### The task
Look for the line containing "Rebuild this chart" and the line containing "c_sd = [102, 211, 60]" in the entries below. Copy those two and all lines between them exactly, leaving out pictures.

### Input for this task
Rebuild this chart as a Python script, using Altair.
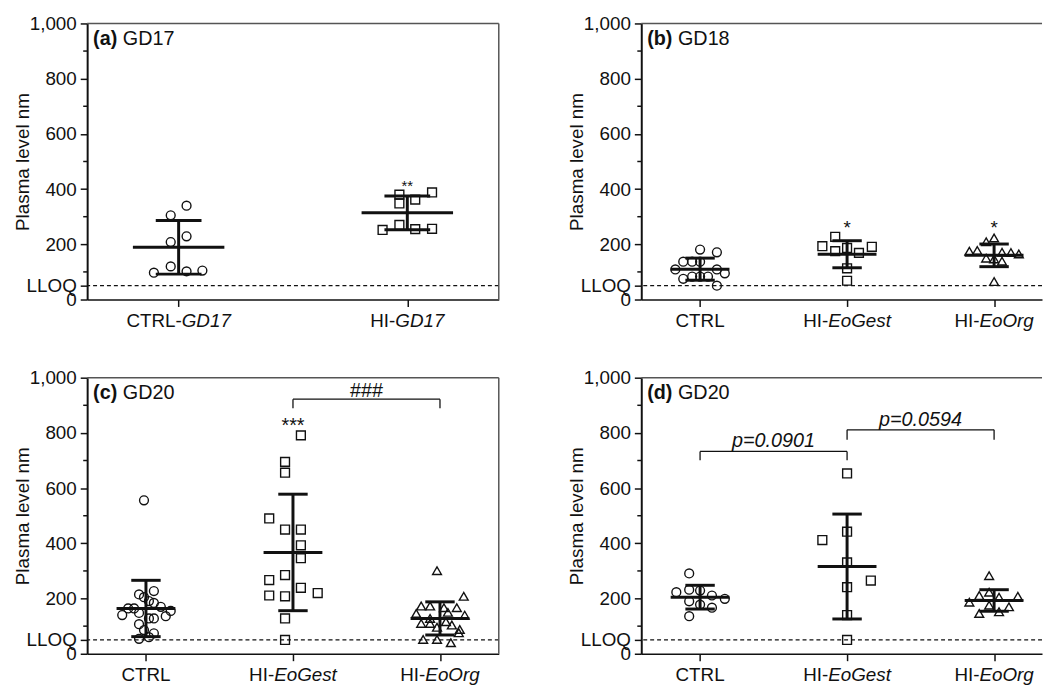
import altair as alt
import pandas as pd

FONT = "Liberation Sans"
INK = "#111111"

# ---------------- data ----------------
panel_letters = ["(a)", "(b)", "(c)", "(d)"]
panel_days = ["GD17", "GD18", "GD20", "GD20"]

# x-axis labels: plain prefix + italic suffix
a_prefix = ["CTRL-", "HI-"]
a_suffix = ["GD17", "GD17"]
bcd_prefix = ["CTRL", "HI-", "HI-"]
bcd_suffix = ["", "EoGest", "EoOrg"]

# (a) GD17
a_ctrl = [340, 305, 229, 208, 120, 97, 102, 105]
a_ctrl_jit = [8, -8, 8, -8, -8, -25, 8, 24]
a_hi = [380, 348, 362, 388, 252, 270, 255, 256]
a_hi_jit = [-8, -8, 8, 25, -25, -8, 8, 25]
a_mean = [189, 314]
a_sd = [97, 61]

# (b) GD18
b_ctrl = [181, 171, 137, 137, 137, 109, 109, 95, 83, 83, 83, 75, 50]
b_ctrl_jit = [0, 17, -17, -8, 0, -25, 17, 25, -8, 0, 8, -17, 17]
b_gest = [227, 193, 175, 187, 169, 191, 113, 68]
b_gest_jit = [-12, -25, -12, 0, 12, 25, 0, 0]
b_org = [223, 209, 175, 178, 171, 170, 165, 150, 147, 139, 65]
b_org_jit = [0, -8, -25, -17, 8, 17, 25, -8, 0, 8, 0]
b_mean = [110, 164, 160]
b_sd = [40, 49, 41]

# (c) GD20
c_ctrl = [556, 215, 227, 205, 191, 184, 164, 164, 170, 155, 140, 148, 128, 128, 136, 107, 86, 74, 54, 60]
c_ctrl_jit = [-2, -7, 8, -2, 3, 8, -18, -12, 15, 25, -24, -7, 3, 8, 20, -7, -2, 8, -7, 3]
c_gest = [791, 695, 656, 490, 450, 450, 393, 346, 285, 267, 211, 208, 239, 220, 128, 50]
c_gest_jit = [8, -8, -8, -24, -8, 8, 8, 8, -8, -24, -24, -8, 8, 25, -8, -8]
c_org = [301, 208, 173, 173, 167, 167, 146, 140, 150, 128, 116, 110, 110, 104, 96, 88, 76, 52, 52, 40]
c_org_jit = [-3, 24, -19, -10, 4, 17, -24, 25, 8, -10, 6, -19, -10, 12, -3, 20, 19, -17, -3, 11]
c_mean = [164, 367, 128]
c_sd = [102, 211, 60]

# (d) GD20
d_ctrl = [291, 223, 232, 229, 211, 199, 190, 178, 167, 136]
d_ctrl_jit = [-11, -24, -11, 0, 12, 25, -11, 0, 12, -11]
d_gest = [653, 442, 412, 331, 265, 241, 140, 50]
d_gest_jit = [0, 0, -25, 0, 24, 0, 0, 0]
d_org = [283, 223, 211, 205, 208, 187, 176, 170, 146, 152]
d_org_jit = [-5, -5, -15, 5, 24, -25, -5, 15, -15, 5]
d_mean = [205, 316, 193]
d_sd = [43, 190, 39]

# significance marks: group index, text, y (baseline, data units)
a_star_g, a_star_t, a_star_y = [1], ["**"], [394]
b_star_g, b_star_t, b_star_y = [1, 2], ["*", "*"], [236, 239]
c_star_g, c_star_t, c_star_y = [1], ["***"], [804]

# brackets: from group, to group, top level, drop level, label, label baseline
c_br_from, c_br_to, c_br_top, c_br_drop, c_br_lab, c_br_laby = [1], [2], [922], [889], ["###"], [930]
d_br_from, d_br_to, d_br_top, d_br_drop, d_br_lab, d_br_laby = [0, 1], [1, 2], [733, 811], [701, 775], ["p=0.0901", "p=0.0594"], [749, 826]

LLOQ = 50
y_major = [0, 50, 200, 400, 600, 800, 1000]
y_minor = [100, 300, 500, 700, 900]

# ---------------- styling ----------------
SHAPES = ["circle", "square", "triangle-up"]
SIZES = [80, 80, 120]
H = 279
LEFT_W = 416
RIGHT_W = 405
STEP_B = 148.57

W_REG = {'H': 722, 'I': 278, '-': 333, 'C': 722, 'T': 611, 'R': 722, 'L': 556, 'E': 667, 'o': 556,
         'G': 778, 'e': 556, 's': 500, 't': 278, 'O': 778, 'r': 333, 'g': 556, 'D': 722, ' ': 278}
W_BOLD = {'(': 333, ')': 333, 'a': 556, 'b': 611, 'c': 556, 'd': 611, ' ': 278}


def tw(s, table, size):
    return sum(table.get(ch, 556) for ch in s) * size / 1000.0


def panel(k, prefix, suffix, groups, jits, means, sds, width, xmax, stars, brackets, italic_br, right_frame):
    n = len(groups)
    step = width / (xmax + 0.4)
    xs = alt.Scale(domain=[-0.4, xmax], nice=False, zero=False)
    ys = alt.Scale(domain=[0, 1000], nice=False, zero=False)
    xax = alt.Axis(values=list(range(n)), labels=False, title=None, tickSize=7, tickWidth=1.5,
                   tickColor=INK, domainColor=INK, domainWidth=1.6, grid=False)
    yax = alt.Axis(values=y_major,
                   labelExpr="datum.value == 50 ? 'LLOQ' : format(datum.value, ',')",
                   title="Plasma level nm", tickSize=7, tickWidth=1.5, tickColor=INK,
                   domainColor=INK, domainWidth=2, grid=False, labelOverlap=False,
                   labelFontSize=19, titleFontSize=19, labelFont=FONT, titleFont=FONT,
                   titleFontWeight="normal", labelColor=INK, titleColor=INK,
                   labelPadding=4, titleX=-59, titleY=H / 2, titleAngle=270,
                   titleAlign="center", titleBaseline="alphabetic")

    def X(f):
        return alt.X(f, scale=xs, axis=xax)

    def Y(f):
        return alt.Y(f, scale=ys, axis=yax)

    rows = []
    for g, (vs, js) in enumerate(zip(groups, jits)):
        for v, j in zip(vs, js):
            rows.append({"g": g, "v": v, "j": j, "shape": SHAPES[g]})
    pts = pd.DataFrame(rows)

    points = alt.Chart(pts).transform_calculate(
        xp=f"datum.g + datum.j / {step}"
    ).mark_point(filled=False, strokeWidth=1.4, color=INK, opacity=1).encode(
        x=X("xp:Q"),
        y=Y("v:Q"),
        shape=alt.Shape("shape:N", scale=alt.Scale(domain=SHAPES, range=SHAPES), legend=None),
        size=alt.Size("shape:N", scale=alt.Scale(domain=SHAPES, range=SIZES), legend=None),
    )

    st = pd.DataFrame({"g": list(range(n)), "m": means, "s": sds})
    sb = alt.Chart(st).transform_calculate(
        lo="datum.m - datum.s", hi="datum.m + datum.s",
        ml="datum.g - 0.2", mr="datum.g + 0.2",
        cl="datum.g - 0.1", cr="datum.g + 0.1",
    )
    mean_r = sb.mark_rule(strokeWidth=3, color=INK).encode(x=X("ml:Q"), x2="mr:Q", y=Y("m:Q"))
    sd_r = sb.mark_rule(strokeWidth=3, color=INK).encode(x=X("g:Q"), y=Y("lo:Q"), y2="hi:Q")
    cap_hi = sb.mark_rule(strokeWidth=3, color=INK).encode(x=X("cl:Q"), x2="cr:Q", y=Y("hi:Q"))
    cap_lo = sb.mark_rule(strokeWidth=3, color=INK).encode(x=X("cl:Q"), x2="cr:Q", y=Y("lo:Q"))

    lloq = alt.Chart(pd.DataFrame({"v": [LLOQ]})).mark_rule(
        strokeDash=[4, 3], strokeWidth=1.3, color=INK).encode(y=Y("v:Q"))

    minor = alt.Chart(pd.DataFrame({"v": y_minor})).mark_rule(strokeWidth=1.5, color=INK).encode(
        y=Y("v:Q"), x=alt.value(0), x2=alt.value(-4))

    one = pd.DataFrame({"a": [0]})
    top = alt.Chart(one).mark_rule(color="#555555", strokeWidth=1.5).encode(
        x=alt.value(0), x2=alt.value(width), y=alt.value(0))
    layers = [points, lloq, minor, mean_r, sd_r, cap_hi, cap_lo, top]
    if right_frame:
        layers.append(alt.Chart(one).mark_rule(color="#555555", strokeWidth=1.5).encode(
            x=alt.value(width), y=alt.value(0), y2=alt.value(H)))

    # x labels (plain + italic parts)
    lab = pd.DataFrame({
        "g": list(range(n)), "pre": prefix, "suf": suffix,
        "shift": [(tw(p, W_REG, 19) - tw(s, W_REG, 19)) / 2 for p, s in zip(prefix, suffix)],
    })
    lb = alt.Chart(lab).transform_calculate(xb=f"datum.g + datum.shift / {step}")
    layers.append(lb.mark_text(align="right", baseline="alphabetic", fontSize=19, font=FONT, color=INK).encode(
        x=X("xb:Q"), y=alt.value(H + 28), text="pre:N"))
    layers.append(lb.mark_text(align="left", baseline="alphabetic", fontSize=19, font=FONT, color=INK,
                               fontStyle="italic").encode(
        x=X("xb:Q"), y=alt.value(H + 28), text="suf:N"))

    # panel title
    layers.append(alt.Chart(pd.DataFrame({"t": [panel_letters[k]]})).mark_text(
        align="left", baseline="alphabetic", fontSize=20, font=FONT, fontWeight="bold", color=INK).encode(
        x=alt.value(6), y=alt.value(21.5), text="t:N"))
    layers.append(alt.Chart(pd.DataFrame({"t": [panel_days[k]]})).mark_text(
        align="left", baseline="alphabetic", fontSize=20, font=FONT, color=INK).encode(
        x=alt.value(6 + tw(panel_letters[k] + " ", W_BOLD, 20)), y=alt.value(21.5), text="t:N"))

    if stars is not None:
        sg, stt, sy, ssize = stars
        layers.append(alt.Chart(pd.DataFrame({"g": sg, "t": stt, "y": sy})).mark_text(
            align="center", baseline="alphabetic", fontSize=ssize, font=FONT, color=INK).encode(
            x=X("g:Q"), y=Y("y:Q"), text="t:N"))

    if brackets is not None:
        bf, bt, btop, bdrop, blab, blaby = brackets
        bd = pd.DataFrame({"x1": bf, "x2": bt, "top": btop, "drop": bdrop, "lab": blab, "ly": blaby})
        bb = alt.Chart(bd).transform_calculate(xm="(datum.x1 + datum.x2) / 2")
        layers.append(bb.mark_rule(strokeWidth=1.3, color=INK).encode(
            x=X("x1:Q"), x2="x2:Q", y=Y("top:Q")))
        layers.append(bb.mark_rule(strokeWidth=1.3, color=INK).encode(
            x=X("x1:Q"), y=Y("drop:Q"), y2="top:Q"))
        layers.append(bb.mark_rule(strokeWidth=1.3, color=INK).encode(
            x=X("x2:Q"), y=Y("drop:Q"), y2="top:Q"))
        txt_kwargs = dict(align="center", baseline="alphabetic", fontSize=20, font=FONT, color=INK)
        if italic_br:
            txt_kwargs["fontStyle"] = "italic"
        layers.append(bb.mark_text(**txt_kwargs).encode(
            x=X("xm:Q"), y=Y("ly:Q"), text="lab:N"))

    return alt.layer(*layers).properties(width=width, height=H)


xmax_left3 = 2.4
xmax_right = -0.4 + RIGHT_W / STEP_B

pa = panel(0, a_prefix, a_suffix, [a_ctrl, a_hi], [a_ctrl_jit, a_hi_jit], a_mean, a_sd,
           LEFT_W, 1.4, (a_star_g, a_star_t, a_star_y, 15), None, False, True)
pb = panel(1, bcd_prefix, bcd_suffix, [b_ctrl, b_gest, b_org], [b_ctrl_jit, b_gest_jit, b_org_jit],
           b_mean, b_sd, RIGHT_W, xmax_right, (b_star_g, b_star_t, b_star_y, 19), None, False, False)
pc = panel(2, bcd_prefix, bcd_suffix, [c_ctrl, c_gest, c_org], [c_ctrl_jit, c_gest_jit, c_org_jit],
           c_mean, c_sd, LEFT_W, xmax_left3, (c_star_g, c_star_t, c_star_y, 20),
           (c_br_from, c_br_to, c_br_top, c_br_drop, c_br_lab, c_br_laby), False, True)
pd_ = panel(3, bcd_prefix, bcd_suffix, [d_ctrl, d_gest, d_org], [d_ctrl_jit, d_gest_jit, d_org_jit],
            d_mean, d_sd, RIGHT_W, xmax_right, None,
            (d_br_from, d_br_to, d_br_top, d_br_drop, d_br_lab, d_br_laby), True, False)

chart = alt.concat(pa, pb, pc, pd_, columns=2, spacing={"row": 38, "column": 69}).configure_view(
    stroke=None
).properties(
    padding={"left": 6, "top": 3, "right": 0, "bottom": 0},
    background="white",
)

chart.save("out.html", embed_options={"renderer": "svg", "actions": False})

...

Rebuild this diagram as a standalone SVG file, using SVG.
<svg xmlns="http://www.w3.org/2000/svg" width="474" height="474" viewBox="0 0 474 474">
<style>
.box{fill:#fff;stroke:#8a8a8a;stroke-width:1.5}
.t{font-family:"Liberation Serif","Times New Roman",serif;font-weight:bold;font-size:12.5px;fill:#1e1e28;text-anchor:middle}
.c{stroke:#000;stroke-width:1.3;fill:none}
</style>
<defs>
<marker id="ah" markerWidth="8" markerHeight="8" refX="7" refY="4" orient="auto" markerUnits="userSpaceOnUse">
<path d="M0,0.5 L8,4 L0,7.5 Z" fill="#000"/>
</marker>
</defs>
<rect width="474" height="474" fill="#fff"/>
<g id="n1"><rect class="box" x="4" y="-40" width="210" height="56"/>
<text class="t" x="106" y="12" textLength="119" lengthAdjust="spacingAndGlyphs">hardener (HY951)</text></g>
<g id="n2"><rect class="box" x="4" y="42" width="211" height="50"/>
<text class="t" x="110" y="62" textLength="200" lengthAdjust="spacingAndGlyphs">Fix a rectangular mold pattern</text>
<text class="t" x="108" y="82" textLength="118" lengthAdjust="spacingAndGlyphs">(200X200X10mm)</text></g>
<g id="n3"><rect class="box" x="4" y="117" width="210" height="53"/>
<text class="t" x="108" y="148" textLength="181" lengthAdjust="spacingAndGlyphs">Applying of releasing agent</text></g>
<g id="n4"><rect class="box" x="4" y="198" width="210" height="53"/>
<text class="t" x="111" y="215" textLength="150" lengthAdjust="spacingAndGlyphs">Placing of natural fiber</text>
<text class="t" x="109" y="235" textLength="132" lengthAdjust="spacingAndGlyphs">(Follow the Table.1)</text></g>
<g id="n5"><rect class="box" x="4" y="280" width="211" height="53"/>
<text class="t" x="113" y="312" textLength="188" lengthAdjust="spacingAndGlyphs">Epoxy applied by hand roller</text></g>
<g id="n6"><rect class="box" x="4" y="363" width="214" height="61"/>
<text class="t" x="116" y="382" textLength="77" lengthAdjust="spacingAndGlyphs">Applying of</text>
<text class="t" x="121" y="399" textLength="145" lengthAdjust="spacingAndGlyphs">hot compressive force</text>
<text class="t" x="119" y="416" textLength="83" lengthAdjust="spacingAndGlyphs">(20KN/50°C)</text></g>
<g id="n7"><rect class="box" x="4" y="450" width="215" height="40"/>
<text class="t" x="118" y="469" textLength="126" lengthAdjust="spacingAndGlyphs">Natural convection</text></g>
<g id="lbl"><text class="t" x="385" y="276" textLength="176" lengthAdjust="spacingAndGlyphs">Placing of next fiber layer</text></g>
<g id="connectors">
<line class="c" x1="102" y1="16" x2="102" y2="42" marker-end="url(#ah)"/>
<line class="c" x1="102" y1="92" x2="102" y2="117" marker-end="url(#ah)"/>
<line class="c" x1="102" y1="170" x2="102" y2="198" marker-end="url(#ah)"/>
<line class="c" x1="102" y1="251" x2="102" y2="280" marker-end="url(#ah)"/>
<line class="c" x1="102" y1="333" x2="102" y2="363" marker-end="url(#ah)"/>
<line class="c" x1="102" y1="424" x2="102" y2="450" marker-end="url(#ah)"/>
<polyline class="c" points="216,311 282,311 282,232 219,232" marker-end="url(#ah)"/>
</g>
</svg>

### Expected answer
Rebuild this chart as a Python script, using Altair.
import altair as alt
import pandas as pd

FONT = "Liberation Sans"
INK = "#111111"

# ---------------- data ----------------
panel_letters = ["(a)", "(b)", "(c)", "(d)"]
panel_days = ["GD17", "GD18", "GD20", "GD20"]

# x-axis labels: plain prefix + italic suffix
a_prefix = ["CTRL-", "HI-"]
a_suffix = ["GD17", "GD17"]
bcd_prefix = ["CTRL", "HI-", "HI-"]
bcd_suffix = ["", "EoGest", "EoOrg"]

# (a) GD17
a_ctrl = [340, 305, 229, 208, 120, 97, 102, 105]
a_ctrl_jit = [8, -8, 8, -8, -8, -25, 8, 24]
a_hi = [380, 348, 362, 388, 252, 270, 255, 256]
a_hi_jit = [-8, -8, 8, 25, -25, -8, 8, 25]
a_mean = [189, 314]
a_sd = [97, 61]

# (b) GD18
b_ctrl = [181, 171, 137, 137, 137, 109, 109, 95, 83, 83, 83, 75, 50]
b_ctrl_jit = [0, 17, -17, -8, 0, -25, 17, 25, -8, 0, 8, -17, 17]
b_gest = [227, 193, 175, 187, 169, 191, 113, 68]
b_gest_jit = [-12, -25, -12, 0, 12, 25, 0, 0]
b_org = [223, 209, 175, 178, 171, 170, 165, 150, 147, 139, 65]
b_org_jit = [0, -8, -25, -17, 8, 17, 25, -8, 0, 8, 0]
b_mean = [110, 164, 160]
b_sd = [40, 49, 41]

# (c) GD20
c_ctrl = [556, 215, 227, 205, 191, 184, 164, 164, 170, 155, 140, 148, 128, 128, 136, 107, 86, 74, 54, 60]
c_ctrl_jit = [-2, -7, 8, -2, 3, 8, -18, -12, 15, 25, -24, -7, 3, 8, 20, -7, -2, 8, -7, 3]
c_gest = [791, 695, 656, 490, 450, 450, 393, 346, 285, 267, 211, 208, 239, 220, 128, 50]
c_gest_jit = [8, -8, -8, -24, -8, 8, 8, 8, -8, -24, -24, -8, 8, 25, -8, -8]
c_org = [301, 208, 173, 173, 167, 167, 146, 140, 150, 128, 116, 110, 110, 104, 96, 88, 76, 52, 52, 40]
c_org_jit = [-3, 24, -19, -10, 4, 17, -24, 25, 8, -10, 6, -19, -10, 12, -3, 20, 19, -17, -3, 11]
c_mean = [164, 367, 128]
c_sd = [102, 211, 60]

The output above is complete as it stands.